BEGIN MATERIAL FOR THE TASK

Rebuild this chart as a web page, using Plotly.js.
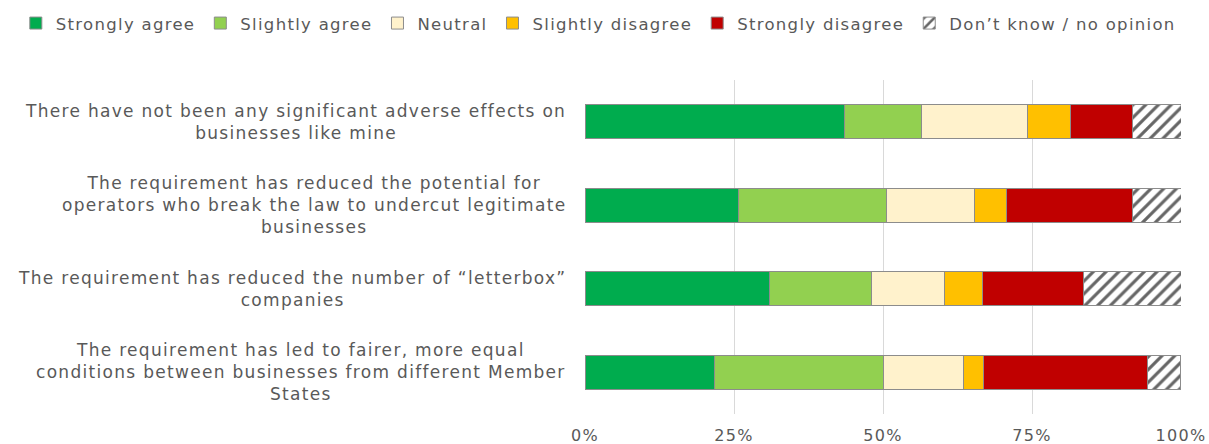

END MATERIAL FOR THE TASK
BEGIN MATERIAL FOR THE TASK

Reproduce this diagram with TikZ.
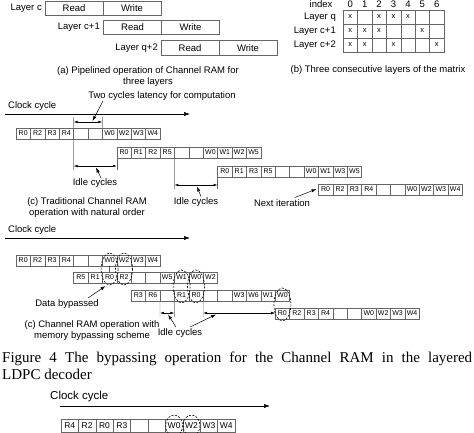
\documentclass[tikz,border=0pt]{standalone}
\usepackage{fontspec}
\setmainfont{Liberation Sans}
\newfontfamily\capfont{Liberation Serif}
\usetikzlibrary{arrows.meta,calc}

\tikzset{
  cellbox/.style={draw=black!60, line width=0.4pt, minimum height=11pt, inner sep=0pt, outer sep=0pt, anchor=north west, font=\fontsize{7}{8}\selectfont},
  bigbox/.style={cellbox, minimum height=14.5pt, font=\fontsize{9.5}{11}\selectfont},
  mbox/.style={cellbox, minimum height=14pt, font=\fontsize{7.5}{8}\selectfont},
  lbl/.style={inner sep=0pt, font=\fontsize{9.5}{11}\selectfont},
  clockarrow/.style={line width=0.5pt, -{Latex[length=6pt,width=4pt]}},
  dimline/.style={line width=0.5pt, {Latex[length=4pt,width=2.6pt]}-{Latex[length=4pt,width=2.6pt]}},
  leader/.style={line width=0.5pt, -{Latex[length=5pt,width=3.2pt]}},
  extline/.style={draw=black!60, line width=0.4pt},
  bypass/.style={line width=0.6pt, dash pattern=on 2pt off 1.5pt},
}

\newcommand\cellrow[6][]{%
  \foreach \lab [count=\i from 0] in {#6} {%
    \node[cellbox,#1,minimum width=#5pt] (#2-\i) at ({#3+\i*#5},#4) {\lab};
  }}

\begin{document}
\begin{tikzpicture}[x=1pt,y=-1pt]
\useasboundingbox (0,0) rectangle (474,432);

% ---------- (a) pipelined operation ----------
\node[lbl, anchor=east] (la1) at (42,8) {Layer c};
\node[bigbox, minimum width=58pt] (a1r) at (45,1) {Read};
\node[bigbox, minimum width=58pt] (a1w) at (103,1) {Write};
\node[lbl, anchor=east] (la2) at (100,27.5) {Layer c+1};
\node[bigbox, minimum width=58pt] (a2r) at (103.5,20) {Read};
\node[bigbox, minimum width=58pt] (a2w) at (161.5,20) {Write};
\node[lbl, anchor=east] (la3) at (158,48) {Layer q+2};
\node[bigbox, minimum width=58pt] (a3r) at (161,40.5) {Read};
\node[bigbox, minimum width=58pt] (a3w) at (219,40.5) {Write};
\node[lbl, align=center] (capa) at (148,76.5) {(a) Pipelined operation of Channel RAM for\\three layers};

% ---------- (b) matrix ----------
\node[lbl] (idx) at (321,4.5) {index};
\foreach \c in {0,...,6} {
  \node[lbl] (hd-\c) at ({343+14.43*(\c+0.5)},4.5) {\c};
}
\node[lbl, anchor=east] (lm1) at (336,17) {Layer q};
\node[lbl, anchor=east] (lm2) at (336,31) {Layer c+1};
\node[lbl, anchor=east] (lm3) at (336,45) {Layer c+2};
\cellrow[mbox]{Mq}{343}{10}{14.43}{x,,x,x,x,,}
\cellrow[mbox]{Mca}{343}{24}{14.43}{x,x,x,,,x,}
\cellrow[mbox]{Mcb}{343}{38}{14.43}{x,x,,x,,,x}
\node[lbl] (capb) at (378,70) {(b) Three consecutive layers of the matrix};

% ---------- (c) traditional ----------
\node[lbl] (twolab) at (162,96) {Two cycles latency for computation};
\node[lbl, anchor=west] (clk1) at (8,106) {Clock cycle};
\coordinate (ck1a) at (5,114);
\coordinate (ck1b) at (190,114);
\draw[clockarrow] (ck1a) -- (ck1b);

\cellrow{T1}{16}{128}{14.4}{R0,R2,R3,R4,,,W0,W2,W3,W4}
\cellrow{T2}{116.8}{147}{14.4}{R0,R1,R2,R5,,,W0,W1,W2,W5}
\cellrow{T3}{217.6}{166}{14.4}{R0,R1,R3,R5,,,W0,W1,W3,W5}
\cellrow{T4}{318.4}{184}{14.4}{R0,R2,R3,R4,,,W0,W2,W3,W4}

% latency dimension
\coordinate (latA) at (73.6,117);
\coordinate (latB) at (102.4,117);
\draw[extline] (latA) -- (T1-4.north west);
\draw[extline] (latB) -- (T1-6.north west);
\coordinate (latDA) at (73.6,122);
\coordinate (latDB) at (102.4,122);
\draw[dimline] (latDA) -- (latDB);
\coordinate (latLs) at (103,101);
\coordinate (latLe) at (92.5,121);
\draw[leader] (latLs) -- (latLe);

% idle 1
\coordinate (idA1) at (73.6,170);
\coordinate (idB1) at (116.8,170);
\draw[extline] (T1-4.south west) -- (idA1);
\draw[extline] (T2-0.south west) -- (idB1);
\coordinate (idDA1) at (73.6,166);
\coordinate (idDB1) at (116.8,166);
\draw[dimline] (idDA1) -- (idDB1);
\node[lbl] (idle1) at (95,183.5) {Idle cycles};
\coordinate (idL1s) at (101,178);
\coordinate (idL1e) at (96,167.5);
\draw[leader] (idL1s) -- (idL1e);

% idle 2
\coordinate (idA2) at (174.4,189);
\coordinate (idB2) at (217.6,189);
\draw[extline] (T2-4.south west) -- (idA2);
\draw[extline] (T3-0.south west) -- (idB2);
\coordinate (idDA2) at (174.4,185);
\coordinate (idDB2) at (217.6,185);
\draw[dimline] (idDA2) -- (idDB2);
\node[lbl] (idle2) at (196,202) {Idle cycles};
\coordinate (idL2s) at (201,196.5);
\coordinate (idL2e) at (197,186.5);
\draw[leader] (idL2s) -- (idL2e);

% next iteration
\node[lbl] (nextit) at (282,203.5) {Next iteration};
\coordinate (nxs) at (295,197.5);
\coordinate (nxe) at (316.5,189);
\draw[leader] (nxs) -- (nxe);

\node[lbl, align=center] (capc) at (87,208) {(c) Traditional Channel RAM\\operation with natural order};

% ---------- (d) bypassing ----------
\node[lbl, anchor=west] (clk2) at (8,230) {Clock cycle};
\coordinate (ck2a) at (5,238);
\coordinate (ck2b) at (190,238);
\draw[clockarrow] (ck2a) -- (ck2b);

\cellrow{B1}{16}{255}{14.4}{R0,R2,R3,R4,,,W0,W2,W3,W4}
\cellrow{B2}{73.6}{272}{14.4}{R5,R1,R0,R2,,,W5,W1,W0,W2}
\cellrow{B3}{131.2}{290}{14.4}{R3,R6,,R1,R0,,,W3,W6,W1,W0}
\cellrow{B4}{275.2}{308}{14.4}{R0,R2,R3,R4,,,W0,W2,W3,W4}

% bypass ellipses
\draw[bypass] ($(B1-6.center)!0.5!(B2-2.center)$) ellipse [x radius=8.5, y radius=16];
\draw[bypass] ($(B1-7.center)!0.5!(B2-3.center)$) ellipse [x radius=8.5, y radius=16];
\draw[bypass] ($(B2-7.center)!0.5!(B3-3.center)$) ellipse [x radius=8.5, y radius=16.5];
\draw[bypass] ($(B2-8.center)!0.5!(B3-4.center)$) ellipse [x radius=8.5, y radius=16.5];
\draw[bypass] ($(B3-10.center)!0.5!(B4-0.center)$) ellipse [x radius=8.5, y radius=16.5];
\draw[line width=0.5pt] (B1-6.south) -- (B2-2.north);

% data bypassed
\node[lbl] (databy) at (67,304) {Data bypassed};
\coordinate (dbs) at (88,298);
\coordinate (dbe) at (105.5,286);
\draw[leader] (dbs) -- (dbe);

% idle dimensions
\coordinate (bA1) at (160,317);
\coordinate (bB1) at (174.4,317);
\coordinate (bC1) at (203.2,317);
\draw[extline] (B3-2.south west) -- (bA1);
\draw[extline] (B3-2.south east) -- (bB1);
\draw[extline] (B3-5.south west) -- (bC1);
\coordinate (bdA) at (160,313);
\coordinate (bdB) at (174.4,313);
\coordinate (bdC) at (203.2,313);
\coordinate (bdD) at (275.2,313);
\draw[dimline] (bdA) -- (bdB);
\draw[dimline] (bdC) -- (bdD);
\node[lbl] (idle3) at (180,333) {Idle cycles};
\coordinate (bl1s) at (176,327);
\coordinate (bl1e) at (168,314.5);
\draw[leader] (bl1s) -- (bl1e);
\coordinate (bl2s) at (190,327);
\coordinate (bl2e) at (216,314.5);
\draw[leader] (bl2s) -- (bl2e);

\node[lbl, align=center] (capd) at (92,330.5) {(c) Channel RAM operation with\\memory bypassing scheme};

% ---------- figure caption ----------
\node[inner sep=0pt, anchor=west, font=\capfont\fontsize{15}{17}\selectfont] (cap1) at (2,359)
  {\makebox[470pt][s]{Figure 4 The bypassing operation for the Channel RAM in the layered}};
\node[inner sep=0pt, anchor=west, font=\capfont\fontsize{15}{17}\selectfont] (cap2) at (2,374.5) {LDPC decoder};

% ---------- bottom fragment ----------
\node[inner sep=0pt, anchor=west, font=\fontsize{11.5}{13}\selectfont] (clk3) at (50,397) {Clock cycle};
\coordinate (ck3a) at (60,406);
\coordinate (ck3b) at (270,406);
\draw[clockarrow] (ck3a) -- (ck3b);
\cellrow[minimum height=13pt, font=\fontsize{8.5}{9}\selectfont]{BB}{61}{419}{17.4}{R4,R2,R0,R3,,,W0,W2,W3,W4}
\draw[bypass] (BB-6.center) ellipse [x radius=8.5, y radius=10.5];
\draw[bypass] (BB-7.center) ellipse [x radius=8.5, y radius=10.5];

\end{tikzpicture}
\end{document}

END MATERIAL FOR THE TASK
BEGIN MATERIAL FOR THE TASK

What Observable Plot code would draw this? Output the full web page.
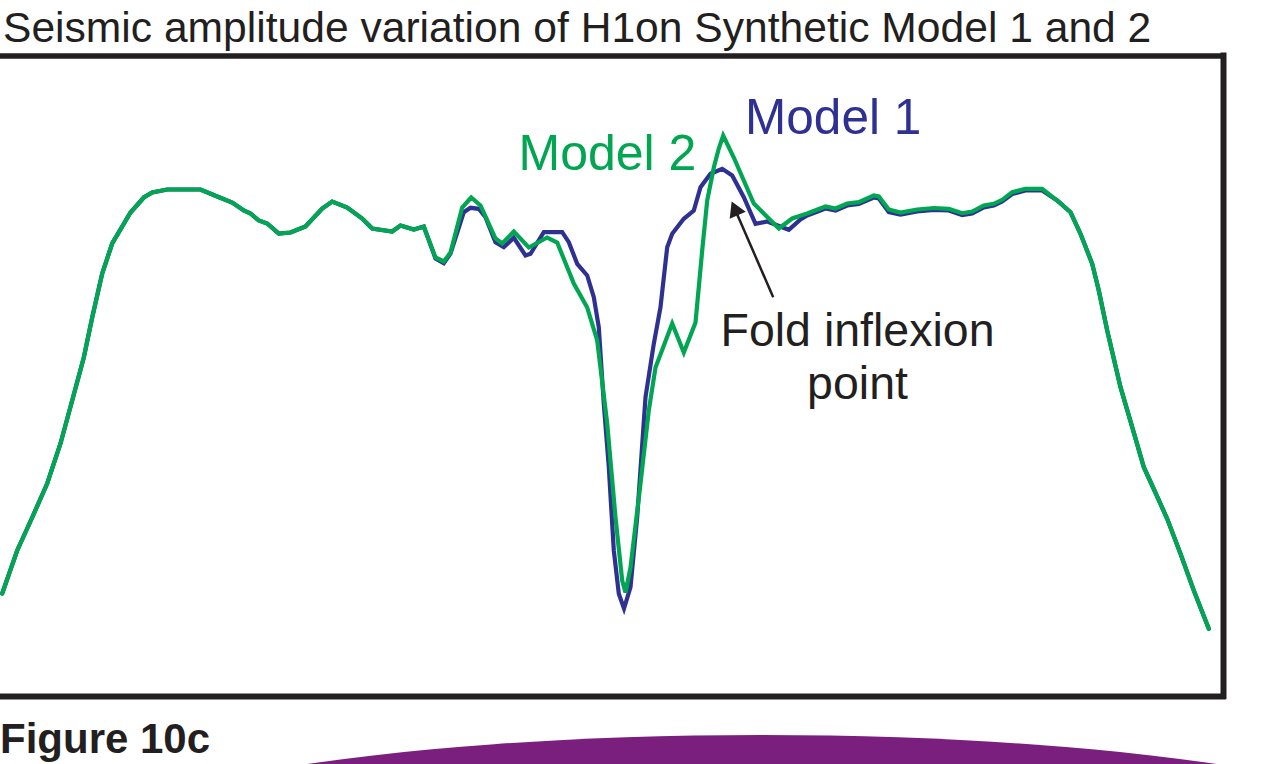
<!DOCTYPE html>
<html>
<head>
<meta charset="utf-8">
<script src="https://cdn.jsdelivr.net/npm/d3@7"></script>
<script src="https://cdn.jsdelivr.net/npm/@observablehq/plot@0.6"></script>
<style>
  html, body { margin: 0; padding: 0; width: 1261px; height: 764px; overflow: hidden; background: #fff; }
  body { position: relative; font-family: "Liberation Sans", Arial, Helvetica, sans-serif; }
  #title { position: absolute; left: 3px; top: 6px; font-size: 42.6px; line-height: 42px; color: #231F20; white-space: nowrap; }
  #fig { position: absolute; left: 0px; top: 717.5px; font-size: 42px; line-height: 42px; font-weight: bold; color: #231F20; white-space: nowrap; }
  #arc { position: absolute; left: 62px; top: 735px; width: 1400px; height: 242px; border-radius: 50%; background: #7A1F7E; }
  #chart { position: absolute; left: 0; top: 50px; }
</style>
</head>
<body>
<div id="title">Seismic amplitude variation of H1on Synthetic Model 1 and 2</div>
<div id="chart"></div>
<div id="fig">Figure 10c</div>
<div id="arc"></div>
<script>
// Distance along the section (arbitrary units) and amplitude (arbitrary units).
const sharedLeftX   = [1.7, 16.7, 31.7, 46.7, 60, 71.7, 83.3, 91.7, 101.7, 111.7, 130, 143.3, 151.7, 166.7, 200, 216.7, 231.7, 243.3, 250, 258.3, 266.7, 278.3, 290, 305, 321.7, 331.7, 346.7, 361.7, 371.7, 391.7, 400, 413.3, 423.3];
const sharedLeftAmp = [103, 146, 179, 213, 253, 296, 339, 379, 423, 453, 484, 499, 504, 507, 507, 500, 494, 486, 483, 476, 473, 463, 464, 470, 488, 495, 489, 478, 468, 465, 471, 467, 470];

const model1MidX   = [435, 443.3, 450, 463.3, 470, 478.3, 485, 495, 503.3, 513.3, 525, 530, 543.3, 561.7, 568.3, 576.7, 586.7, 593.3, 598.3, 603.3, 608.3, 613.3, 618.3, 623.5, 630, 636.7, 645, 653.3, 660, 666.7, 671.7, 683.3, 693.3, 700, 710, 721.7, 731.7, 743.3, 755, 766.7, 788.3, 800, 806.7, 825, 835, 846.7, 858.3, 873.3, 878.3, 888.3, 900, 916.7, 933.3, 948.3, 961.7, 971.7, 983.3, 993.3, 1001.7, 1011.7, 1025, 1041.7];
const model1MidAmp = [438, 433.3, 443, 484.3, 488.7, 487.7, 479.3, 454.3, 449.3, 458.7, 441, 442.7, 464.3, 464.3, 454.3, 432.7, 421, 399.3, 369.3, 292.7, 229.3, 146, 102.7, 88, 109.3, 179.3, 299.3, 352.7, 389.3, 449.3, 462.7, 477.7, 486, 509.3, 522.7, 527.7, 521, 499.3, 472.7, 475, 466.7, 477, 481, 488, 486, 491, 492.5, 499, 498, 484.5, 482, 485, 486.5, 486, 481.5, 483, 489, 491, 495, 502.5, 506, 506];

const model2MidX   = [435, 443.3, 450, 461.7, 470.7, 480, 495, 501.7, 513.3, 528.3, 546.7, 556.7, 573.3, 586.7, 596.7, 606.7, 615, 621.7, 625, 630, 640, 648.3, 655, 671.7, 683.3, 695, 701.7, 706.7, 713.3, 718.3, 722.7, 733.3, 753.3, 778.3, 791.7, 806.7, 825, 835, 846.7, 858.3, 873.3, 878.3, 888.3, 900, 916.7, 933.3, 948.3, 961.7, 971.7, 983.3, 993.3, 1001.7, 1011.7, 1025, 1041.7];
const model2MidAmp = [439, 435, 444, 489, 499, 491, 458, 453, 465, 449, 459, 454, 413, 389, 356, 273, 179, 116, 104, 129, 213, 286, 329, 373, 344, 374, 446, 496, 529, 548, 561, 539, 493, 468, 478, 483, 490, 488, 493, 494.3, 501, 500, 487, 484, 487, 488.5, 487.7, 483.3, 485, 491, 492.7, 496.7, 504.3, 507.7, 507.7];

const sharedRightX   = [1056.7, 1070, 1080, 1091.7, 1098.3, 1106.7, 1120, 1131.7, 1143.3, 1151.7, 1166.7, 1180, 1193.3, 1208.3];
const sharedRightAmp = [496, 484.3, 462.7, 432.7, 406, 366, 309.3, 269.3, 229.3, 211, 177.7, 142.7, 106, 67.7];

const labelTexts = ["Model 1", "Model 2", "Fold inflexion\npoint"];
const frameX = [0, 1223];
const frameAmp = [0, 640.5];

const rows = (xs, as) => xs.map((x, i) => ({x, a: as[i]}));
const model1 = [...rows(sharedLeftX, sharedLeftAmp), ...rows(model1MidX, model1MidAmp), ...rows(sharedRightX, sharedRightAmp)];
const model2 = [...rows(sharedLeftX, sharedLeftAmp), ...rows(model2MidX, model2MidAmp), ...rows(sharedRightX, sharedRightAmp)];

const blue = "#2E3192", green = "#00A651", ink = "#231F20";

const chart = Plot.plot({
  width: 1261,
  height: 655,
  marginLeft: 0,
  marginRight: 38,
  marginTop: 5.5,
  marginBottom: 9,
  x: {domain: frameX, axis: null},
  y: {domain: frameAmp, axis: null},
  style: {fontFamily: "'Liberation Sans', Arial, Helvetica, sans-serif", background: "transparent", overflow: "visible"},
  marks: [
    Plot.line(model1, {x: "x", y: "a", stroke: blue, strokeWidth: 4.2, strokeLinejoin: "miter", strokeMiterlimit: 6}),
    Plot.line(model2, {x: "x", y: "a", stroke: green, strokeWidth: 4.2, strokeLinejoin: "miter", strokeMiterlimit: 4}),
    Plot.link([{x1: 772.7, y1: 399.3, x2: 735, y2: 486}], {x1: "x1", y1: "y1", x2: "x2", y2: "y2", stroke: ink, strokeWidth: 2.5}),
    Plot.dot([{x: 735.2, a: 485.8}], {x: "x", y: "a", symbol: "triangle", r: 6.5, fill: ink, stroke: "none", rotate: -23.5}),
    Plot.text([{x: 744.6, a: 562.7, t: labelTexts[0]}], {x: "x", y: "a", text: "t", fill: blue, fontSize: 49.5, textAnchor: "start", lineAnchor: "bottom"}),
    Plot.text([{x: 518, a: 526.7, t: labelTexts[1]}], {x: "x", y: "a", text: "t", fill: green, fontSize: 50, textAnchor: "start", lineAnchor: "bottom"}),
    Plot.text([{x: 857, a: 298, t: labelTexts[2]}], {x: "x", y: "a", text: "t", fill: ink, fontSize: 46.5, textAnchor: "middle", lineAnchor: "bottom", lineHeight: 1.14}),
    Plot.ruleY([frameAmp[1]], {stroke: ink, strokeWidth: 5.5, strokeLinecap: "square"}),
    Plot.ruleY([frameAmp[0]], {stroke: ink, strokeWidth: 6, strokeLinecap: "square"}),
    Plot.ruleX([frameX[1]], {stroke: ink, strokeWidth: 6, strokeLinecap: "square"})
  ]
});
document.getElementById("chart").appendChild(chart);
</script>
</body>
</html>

END MATERIAL FOR THE TASK

• GIVEN REQUEST: Copy in full each line that holds the word "page".

• FINAL RESULT:
Rebuild this chart as a web page, using Plotly.js.
What Observable Plot code would draw this? Output the full web page.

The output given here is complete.